The Bharatiya Janata Party appears to be walking a tightrope in Assam by pushing for the Citizenship (Amendment) Bill, 2016, that seeks to legalise the stay of non-Muslim refugees who allegedly fled religious persecution in Afghanistan, Bangladesh and Pakistan till December 31, 2014.
Implementing the Bill was the BJP’s promise before the Assam Assembly election in 2016. Southern Assam’s Bengali-dominated Barak Valley greeted the passage of the Bill in the Lok Sabha on Tuesday, but the Assamese-dominated Brahmaputra Valley erupted in protest, with Chief Minister Sarbananda Sonowal being seen as having betrayed his own people. The other northeastern States, fearing that the Bill will let migrants outnumber them, joined the protest.
Share of migrants
The northeast, specifically Assam, believes it has already taken a huge load of migrants from present-day Bangladesh since India’s Partition and cannot be made to take in more. Organisations and political parties catering to local sentiments say the Bill would make the 1985 Assam Accord as well as the National Register of Citizens being updated redundant since both have a cut-off date — March 24, 1971 — for weeding out and deporting illegal migrants.
But as the dust settled, people on both sides of the divide saw the “electoral calculation” behind the move. “The Bill will have no meaning if it does not become a law, and it depends on BJP returning to power four-five months from now. This appears to be a poll strategy, but more for West Bengal which has 42 Lok Sabha seats compared with 14 of Assam,” said Bidhayak Das Purkayastha, general secretary of the Citizens’ Rights Protection Forum that bats for Bengali Hindus in Assam.
‘Two lollipops’
Harekrishna Deka, former Assam DGP and leader of the Forum Against Citizenship Act Amendment Bill, said the BJP was emboldened by its performance in the rural poll in December to play a divisive game.
“The party has seemingly offered something tangible, but actually nothing for anyone. It then held out two lollipops to deflect the anger over the Bill,” he said. The lollipops referred to are the tabling of a draft Bill in Parliament for granting Scheduled Tribe status to six communities in Assam, and the formation of a panel to implement Clause 6 of the Assam Accord that seeks to ensure “constitutional, legislative and administrative safeguards” for the indigenous people of the State.

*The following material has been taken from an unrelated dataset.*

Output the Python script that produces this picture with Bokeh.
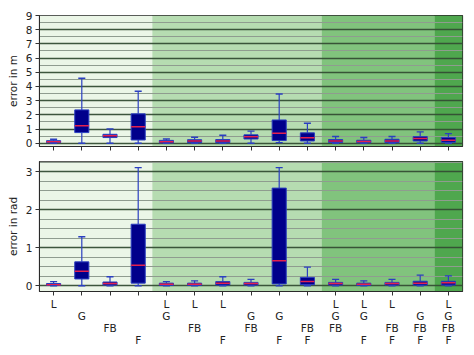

“Welcoming Bangladeshis on the one hand and talking about giving constitutional safeguards for our people is a dubious game,” said Samujjal Bhattacharya, chief adviser of the All Assam Students’ Union.
Finance Minister Himanta Biswa Sarma said the people, being misled by certain intellectuals aligned with ‘Jinnah’s ideals’, would realise one day that the Bill would save them from being minorities in their own land.